> PROMPT
Quote all lines below exactly. Images stay out.

─── RAW DATA ───

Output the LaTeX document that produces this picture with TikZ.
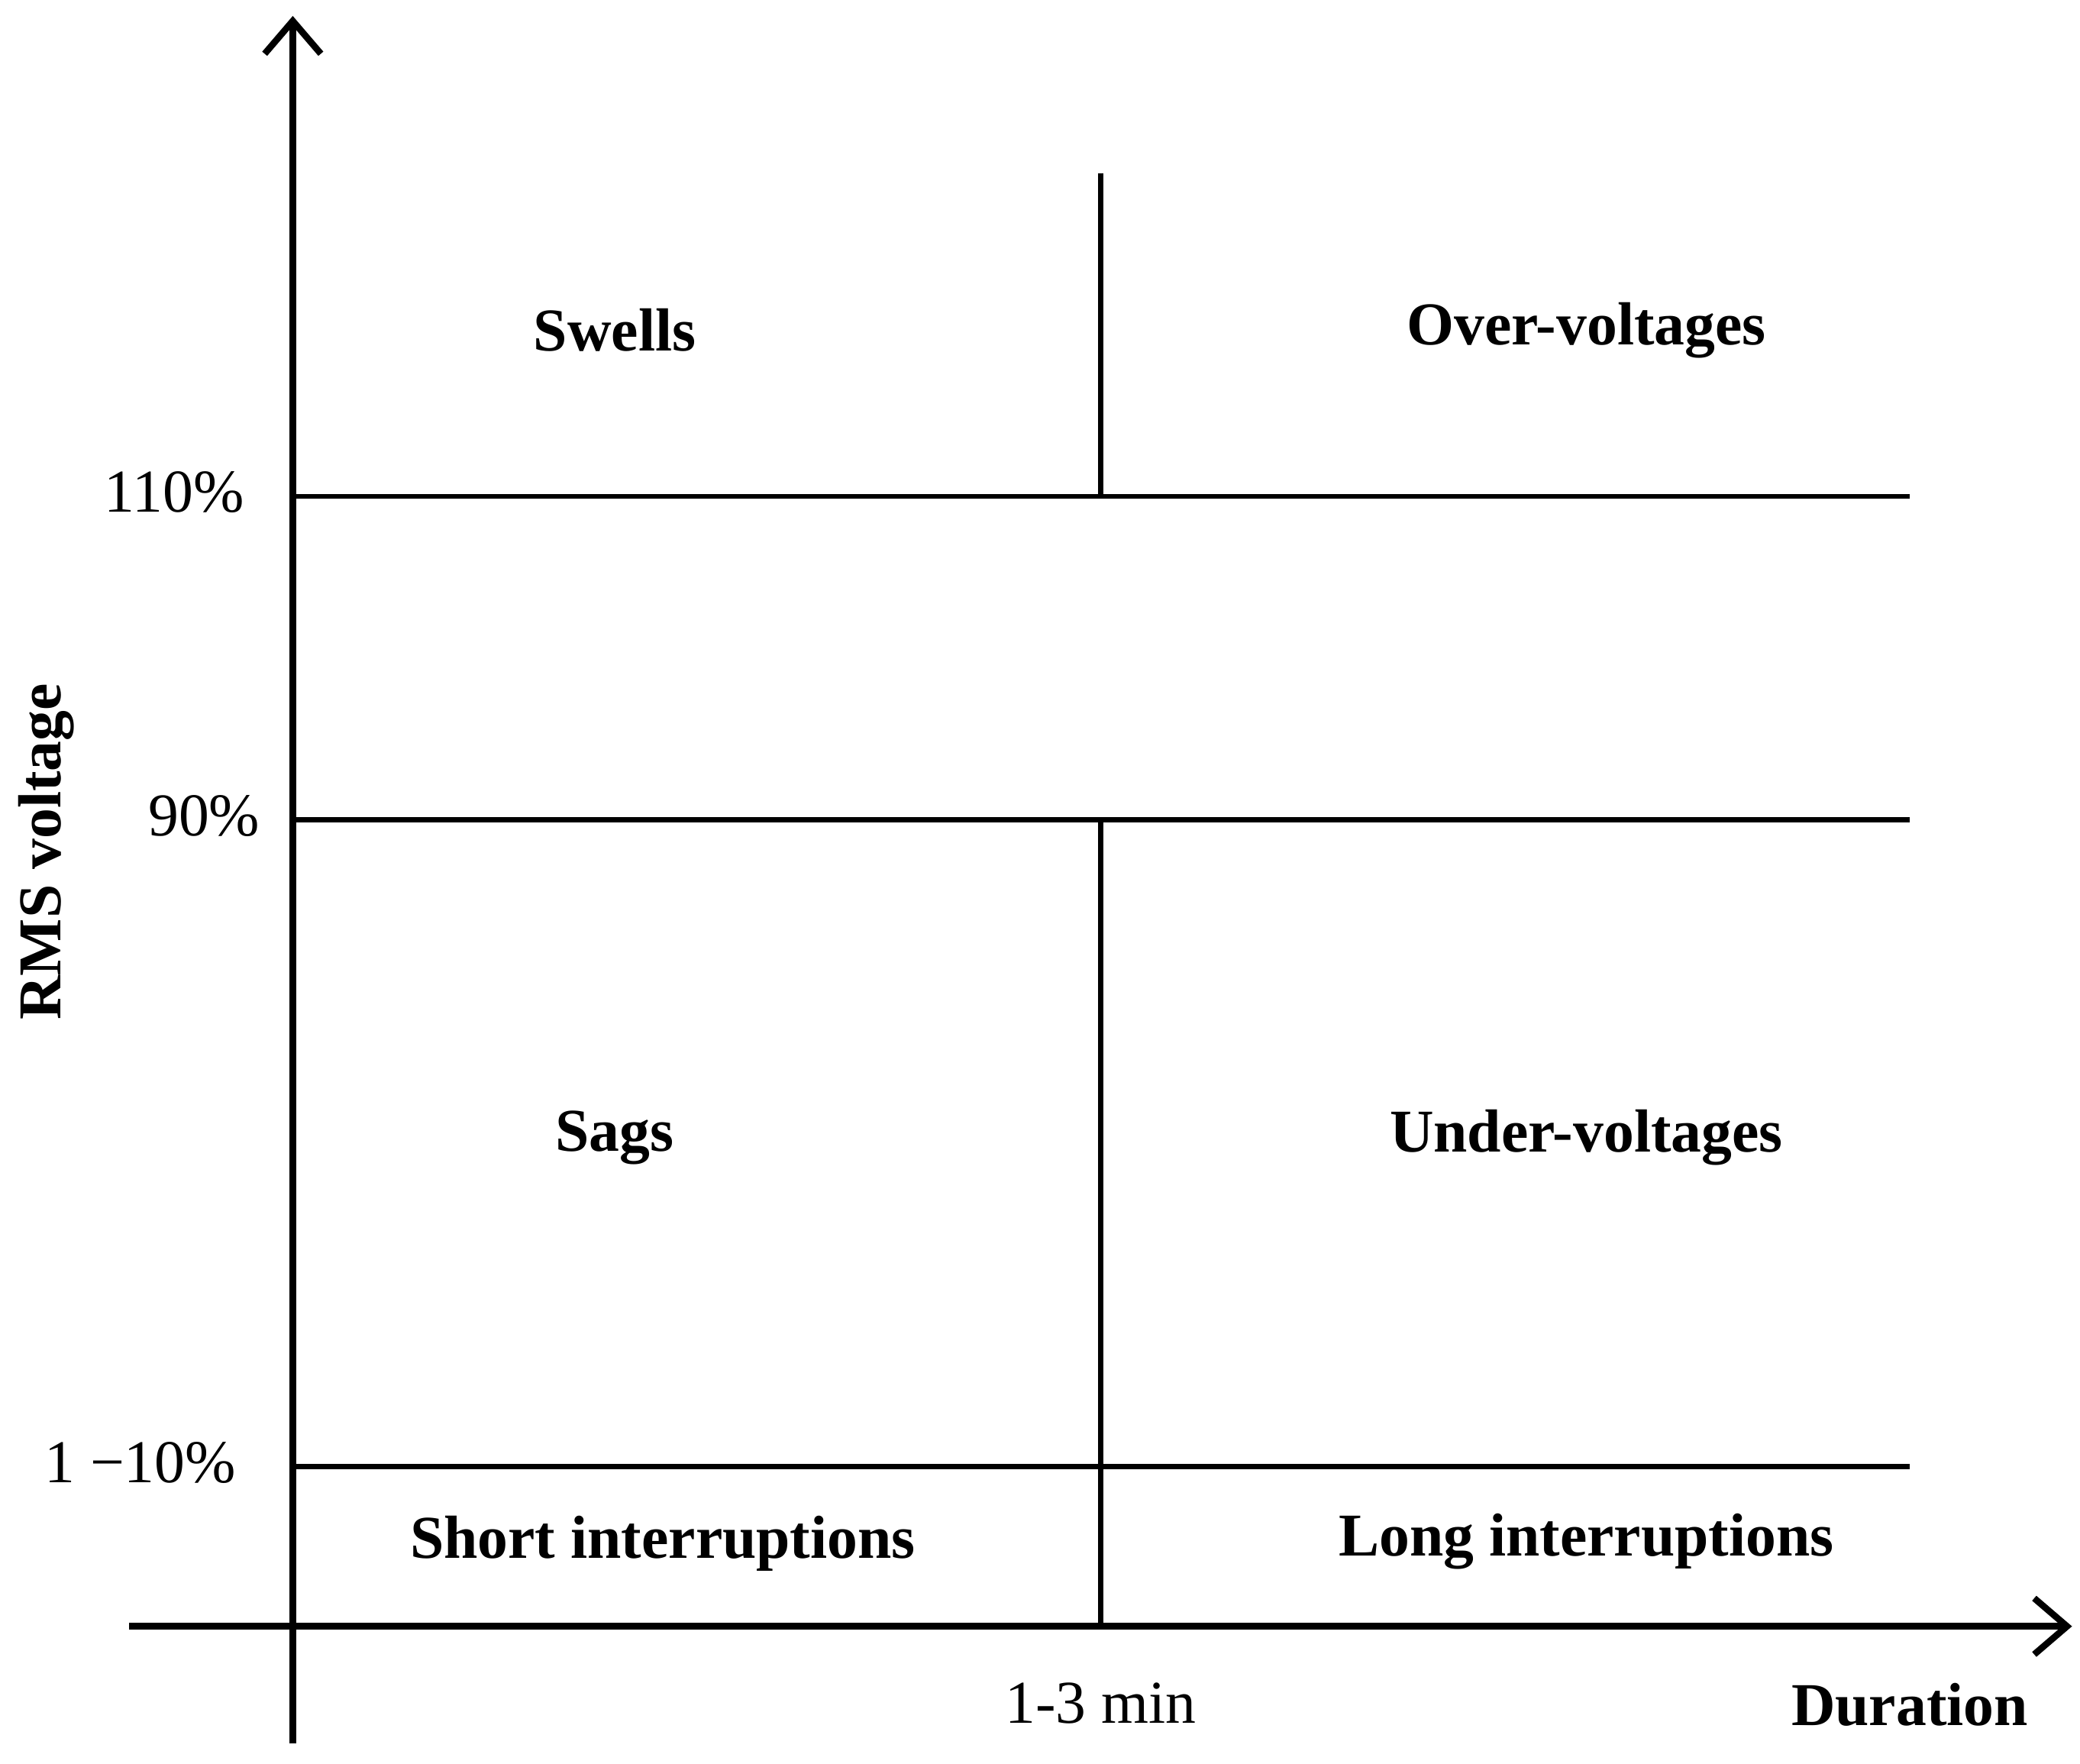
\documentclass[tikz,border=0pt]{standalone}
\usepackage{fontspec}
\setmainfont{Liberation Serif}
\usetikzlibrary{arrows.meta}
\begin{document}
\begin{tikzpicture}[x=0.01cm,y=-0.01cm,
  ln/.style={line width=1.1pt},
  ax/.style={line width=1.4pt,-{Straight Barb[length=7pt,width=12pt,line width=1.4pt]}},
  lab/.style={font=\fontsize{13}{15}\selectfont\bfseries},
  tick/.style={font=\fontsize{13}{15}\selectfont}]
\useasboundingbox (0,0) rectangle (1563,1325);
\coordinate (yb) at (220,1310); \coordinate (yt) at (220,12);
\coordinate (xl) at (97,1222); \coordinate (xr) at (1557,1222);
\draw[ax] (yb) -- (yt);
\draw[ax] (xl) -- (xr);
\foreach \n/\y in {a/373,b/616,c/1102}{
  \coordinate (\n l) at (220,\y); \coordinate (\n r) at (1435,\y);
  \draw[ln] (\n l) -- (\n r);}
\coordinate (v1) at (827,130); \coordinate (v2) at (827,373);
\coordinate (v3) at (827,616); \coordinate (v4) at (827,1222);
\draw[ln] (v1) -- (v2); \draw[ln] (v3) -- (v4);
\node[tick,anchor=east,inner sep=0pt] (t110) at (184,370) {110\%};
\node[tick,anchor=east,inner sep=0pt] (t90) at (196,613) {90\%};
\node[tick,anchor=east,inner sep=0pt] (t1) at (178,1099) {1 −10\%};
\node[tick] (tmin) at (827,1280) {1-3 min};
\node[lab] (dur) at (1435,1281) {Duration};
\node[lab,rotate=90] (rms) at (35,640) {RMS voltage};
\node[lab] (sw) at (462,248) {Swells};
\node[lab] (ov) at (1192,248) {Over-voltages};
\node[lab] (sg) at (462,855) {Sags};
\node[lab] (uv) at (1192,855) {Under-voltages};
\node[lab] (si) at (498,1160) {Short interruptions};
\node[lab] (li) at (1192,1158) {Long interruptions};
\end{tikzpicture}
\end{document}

───

> WRITTEN REPLY
Output the LaTeX document that produces this picture with TikZ.
\documentclass[tikz,border=0pt]{standalone}
\usepackage{fontspec}
\setmainfont{Liberation Serif}
\usetikzlibrary{arrows.meta}
\begin{document}
\begin{tikzpicture}[x=0.01cm,y=-0.01cm,
  ln/.style={line width=1.1pt},
  ax/.style={line width=1.4pt,-{Straight Barb[length=7pt,width=12pt,line width=1.4pt]}},
  lab/.style={font=\fontsize{13}{15}\selectfont\bfseries},
  tick/.style={font=\fontsize{13}{15}\selectfont}]
\useasboundingbox (0,0) rectangle (1563,1325);
\coordinate (yb) at (220,1310); \coordinate (yt) at (220,12);
\coordinate (xl) at (97,1222); \coordinate (xr) at (1557,1222);
\draw[ax] (yb) -- (yt);
\draw[ax] (xl) -- (xr);
\foreach \n/\y in {a/373,b/616,c/1102}{
  \coordinate (\n l) at (220,\y); \coordinate (\n r) at (1435,\y);
  \draw[ln] (\n l) -- (\n r);}
\coordinate (v1) at (827,130); \coordinate (v2) at (827,373);
\coordinate (v3) at (827,616); \coordinate (v4) at (827,1222);
\draw[ln] (v1) -- (v2); \draw[ln] (v3) -- (v4);
\node[tick,anchor=east,inner sep=0pt] (t110) at (184,370) {110\%};
\node[tick,anchor=east,inner sep=0pt] (t90) at (196,613) {90\%};
\node[tick,anchor=east,inner sep=0pt] (t1) at (178,1099) {1 −10\%};
\node[tick] (tmin) at (827,1280) {1-3 min};
\node[lab] (dur) at (1435,1281) {Duration};
\node[lab,rotate=90] (rms) at (35,640) {RMS voltage};
\node[lab] (sw) at (462,248) {Swells};
\node[lab] (ov) at (1192,248) {Over-voltages};
\node[lab] (sg) at (462,855) {Sags};
\node[lab] (uv) at (1192,855) {Under-voltages};
\node[lab] (si) at (498,1160) {Short interruptions};
\node[lab] (li) at (1192,1158) {Long interruptions};
\end{tikzpicture}
\end{document}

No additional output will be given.